begin SUPPLIED MATERIAL
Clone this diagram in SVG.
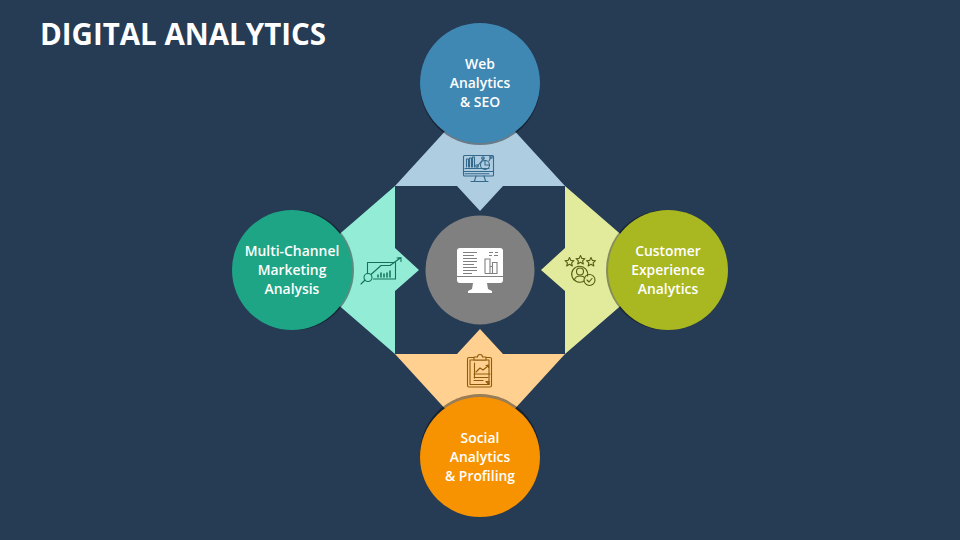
<svg xmlns="http://www.w3.org/2000/svg" width="960" height="540" viewBox="0 0 960 540">
<style>
text{font-family:"Open Sans","Liberation Sans",sans-serif;fill:#fff;text-anchor:middle}
.l{font-size:13.9px;font-weight:600}
.s{fill:#000;opacity:.4}
.i{fill:none;stroke-width:1.100;stroke-linejoin:round;stroke-linecap:round}
.g{fill:none;stroke:#808080;stroke-width:1.1}
</style>
<rect width="960" height="540" fill="#263b54"/>
<text x="183" y="45" textLength="286" lengthAdjust="spacingAndGlyphs" style="font-size:31px;font-weight:700">DIGITAL ANALYTICS</text>
<g id="connectors">
<polygon points="480,93 565,186 503,186 480,211 457,186 395,186" fill="#afcde1"/>
<polygon points="298,270 395,186 395,248 419,270 395,291 395,354" fill="#93edd6"/>
<polygon points="662,270 565,186 565,248 541,270 565,291 565,354" fill="#e2ea9c"/>
<polygon points="480,447 565,354 503,354 480,329 457,354 395,354" fill="#ffd08f"/>
</g>
<g id="center">
<circle cx="480" cy="270" r="54.5" fill="#808080"/>
<path d="M460 248h40a3 3 0 0 1 3 3v29a3 3 0 0 1-3 3h-40a3 3 0 0 1-3-3v-29a3 3 0 0 1 3-3z" fill="#fff"/>
<path d="M473 283h14l1 6 4 2v2h-24v-2l4-2z" fill="#fff"/>
<path class="g" d="M457 276.500h46M463 252.500h14M463 255.500h11M463 258.500h14M463 261.500h14M463 264.500h11M463 267.500h14M463 270.500h14M463 273.500h9M489 252.500h4M495 252.500h3M489 255.500h3M494 255.500h4"/>
<path class="g" stroke-width="1.300" d="M485 273.500v-14.500h5v14.500M490 273.500v-7h2.500v7M492.500 273.500v-11h4.500v11zM485 273.500h12"/>
</g>
<g id="web">
<circle class="s" cx="480" cy="85" r="60"/>
<circle cx="480" cy="83" r="60" fill="#3f88b4"/>
<text class="l" x="480" y="69">Web</text><text class="l" x="480" y="88">Analytics</text><text class="l" x="480" y="107">&amp; SEO</text>
<g class="i" stroke="#34698b">
<rect x="463.500" y="155.500" width="30" height="20.500" rx="1"/>
<path d="M464 171.500h29M465 168.500h24M465 173.800h24M476 176l-1.500 5M484 176l1.500 5M471 181.500h17"/>
<path d="M466.500 167v-8h2v8M469.500 167v-9h2v9M472.500 167v-10h2v10"/>
<circle cx="485" cy="165" r="4.500"/><path d="M485 165v-4.500M485 165h4.500M477.500 166l5-6 1-2M489 161l2-4"/>
<circle cx="477" cy="166" r="1.300"/><circle cx="483" cy="158" r="1.300"/><circle cx="491" cy="157" r="1.300"/>
</g>
</g>
<g id="marketing">
<circle class="s" cx="294" cy="270" r="60"/>
<circle cx="292" cy="270" r="60" fill="#1ea585"/>
<text class="l" x="292" y="256">Multi-Channel</text><text class="l" x="292" y="275">Marketing</text><text class="l" x="292" y="294">Analysis</text>
<g class="i" stroke="#14705c">
<path d="M367.500 273v-10.500h28v16.500h-22"/>
<circle cx="368" cy="277.500" r="4"/>
<path d="M361 284l4-4M371 274.500l10-9h9l11-8M397 258l4-.5v4"/>
<path stroke-width="1.500" d="M378 277v-2M381 277v-4M384 277v-3M387 277v-4M390 277v-6"/>
</g>
</g>
<g id="customer">
<circle class="s" cx="666" cy="270" r="60"/>
<circle cx="668" cy="270" r="60" fill="#a9b720"/>
<text class="l" x="668" y="256">Customer</text><text class="l" x="668" y="275">Experience</text><text class="l" x="668" y="294">Analytics</text>
<g class="i" stroke="#555d12">
<path d="M569.500 257.500l1.300 2.900 3.200.3-2.400 2.100.7 3.100-2.800-1.600-2.800 1.600.7-3.100-2.400-2.100 3.200-.3z"/>
<path d="M580.500 255.500l1.300 2.900 3.200.3-2.400 2.100.7 3.100-2.800-1.600-2.800 1.600.7-3.100-2.400-2.100 3.200-.3z"/>
<path d="M591 257.500l1.300 2.900 3.200.3-2.400 2.100.7 3.100-2.800-1.600-2.800 1.600.7-3.100-2.400-2.100 3.200-.3z"/>
<path d="M584 281a8 8 0 1 1 3.500-5"/>
<circle cx="580" cy="271.500" r="3.500"/>
<path d="M574.500 279.500c1-3 3-3.500 5.500-3.500s4 .5 5 2"/>
<circle cx="589.500" cy="280" r="5.500"/>
<path d="M587 280l2 2 3-3.500"/>
</g>
</g>
<g id="social">
<circle class="s" cx="480" cy="454" r="60"/>
<circle cx="480" cy="457" r="60" fill="#f79300"/>
<text class="l" x="480" y="443">Social</text><text class="l" x="480" y="462">Analytics</text><text class="l" x="480" y="481">&amp; Profiling</text>
<g class="i" stroke="#8f5a0a">
<rect x="467.500" y="357.500" width="24" height="29.500" rx="1.500"/>
<rect x="470" y="360" width="19" height="24.500"/>
<path d="M474 360v-3h3.500a2.500 2.500 0 0 1 5 0h3.500v3z" fill="#ffd08f"/>
<path d="M474.500 363v15M474 374h16M474 377.500h14M474 380.500h9"/>
<path d="M476 372l4-4 3 2 5-4M486 365.500l2.500-.5v2.500"/>
<path d="M489 384.500v-3h-3z"/>
</g>
</g>
</svg>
end SUPPLIED MATERIAL
> **STATED GOAL**: Write out every line above exactly as it is, leaving out the pictures.

> **RESULT OF THE TASK**:
Clone this diagram in SVG.
<svg xmlns="http://www.w3.org/2000/svg" width="960" height="540" viewBox="0 0 960 540">
<style>
text{font-family:"Open Sans","Liberation Sans",sans-serif;fill:#fff;text-anchor:middle}
.l{font-size:13.9px;font-weight:600}
.s{fill:#000;opacity:.4}
.i{fill:none;stroke-width:1.100;stroke-linejoin:round;stroke-linecap:round}
.g{fill:none;stroke:#808080;stroke-width:1.1}
</style>
<rect width="960" height="540" fill="#263b54"/>
<text x="183" y="45" textLength="286" lengthAdjust="spacingAndGlyphs" style="font-size:31px;font-weight:700">DIGITAL ANALYTICS</text>
<g id="connectors">
<polygon points="480,93 565,186 503,186 480,211 457,186 395,186" fill="#afcde1"/>
<polygon points="298,270 395,186 395,248 419,270 395,291 395,354" fill="#93edd6"/>
<polygon points="662,270 565,186 565,248 541,270 565,291 565,354" fill="#e2ea9c"/>
<polygon points="480,447 565,354 503,354 480,329 457,354 395,354" fill="#ffd08f"/>
</g>
<g id="center">
<circle cx="480" cy="270" r="54.5" fill="#808080"/>
<path d="M460 248h40a3 3 0 0 1 3 3v29a3 3 0 0 1-3 3h-40a3 3 0 0 1-3-3v-29a3 3 0 0 1 3-3z" fill="#fff"/>
<path d="M473 283h14l1 6 4 2v2h-24v-2l4-2z" fill="#fff"/>
<path class="g" d="M457 276.500h46M463 252.500h14M463 255.500h11M463 258.500h14M463 261.500h14M463 264.500h11M463 267.500h14M463 270.500h14M463 273.500h9M489 252.500h4M495 252.500h3M489 255.500h3M494 255.500h4"/>
<path class="g" stroke-width="1.300" d="M485 273.500v-14.500h5v14.500M490 273.500v-7h2.500v7M492.500 273.500v-11h4.500v11zM485 273.500h12"/>
</g>
<g id="web">
<circle class="s" cx="480" cy="85" r="60"/>
<circle cx="480" cy="83" r="60" fill="#3f88b4"/>
<text class="l" x="480" y="69">Web</text><text class="l" x="480" y="88">Analytics</text><text class="l" x="480" y="107">&amp; SEO</text>
<g class="i" stroke="#34698b">
<rect x="463.500" y="155.500" width="30" height="20.500" rx="1"/>
<path d="M464 171.500h29M465 168.500h24M465 173.800h24M476 176l-1.500 5M484 176l1.500 5M471 181.500h17"/>
<path d="M466.500 167v-8h2v8M469.500 167v-9h2v9M472.500 167v-10h2v10"/>
<circle cx="485" cy="165" r="4.500"/><path d="M485 165v-4.500M485 165h4.500M477.500 166l5-6 1-2M489 161l2-4"/>
<circle cx="477" cy="166" r="1.300"/><circle cx="483" cy="158" r="1.300"/><circle cx="491" cy="157" r="1.300"/>
</g>
</g>
<g id="marketing">
<circle class="s" cx="294" cy="270" r="60"/>
<circle cx="292" cy="270" r="60" fill="#1ea585"/>
<text class="l" x="292" y="256">Multi-Channel</text><text class="l" x="292" y="275">Marketing</text><text class="l" x="292" y="294">Analysis</text>
<g class="i" stroke="#14705c">
<path d="M367.500 273v-10.500h28v16.500h-22"/>
<circle cx="368" cy="277.500" r="4"/>
<path d="M361 284l4-4M371 274.500l10-9h9l11-8M397 258l4-.5v4"/>
<path stroke-width="1.500" d="M378 277v-2M381 277v-4M384 277v-3M387 277v-4M390 277v-6"/>
</g>
</g>
<g id="customer">
<circle class="s" cx="666" cy="270" r="60"/>
<circle cx="668" cy="270" r="60" fill="#a9b720"/>
<text class="l" x="668" y="256">Customer</text><text class="l" x="668" y="275">Experience</text><text class="l" x="668" y="294">Analytics</text>
<g class="i" stroke="#555d12">
<path d="M569.500 257.500l1.300 2.900 3.200.3-2.400 2.100.7 3.100-2.800-1.600-2.800 1.600.7-3.100-2.400-2.100 3.200-.3z"/>
<path d="M580.500 255.500l1.300 2.900 3.200.3-2.400 2.100.7 3.100-2.800-1.600-2.800 1.600.7-3.100-2.400-2.100 3.200-.3z"/>
<path d="M591 257.500l1.300 2.900 3.200.3-2.400 2.100.7 3.100-2.800-1.600-2.800 1.600.7-3.100-2.400-2.100 3.200-.3z"/>
<path d="M584 281a8 8 0 1 1 3.500-5"/>
<circle cx="580" cy="271.500" r="3.500"/>
<path d="M574.500 279.500c1-3 3-3.500 5.500-3.500s4 .5 5 2"/>
<circle cx="589.500" cy="280" r="5.500"/>
<path d="M587 280l2 2 3-3.500"/>
</g>
</g>
<g id="social">
<circle class="s" cx="480" cy="454" r="60"/>
<circle cx="480" cy="457" r="60" fill="#f79300"/>
<text class="l" x="480" y="443">Social</text><text class="l" x="480" y="462">Analytics</text><text class="l" x="480" y="481">&amp; Profiling</text>
<g class="i" stroke="#8f5a0a">
<rect x="467.500" y="357.500" width="24" height="29.500" rx="1.500"/>
<rect x="470" y="360" width="19" height="24.500"/>
<path d="M474 360v-3h3.500a2.500 2.500 0 0 1 5 0h3.500v3z" fill="#ffd08f"/>
<path d="M474.500 363v15M474 374h16M474 377.500h14M474 380.500h9"/>
<path d="M476 372l4-4 3 2 5-4M486 365.500l2.500-.5v2.500"/>
<path d="M489 384.500v-3h-3z"/>
</g>
</g>
</svg>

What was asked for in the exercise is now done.